Frequently Asked Questions (FAQs)
- Can I use margarine instead of butter? While you can, the flavor and texture will be slightly different. Butter provides a richer flavor and a more tender texture.
- Can I use low-fat cream cheese? I wouldn’t recommend it. The full-fat cream cheese contributes significantly to the moisture and tenderness of the cookies.
- Can I use self-rising flour? No, this recipe requires all-purpose flour and baking soda for the correct texture.
- Can I substitute the cornstarch? The cornstarch contributes to the soft texture. Substituting it may affect the final result.

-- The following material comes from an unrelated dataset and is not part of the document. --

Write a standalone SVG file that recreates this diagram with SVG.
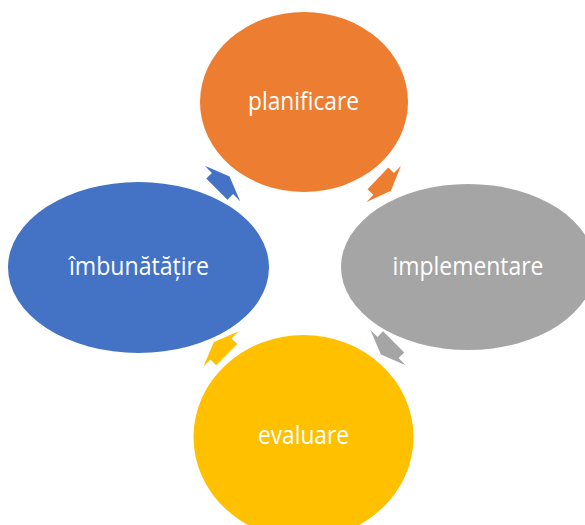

- Why are my cookies flat? This could be due to several factors, including using melted butter, not chilling the dough, or overmixing.
- Why are my cookies dry? This could be due to using too much flour or overbaking.
- Can I make these cookies without an electric mixer? It’s possible, but it will require a lot of elbow grease! Creaming the butter and sugars is essential for the correct texture.
- How do I know when the cookies are done? The edges should be lightly golden brown, and the centers should still be slightly soft. They will continue to set as they cool.
- Can I bake these cookies on a silicone baking mat? Yes, silicone baking mats work well for this recipe.
- Can I double the recipe? Absolutely! Just double all of the ingredients.
- Can I add nuts to these cookies? Yes, feel free to add chopped walnuts, pecans, or almonds.
- What’s the best way to store these cookies? In an airtight container at room temperature for up to 3 days.
- Can I use different types of chocolate? Yes, experiment with white chocolate, dark chocolate, or even peanut butter chips.
- Why should I flatten the dough slightly? Flattening the dough slightly helps the cookies bake evenly and prevents them from being too puffy.
- What makes these cookies so soft? The combination of cream cheese, cornstarch, and chilling the dough contributes to the incredibly soft texture.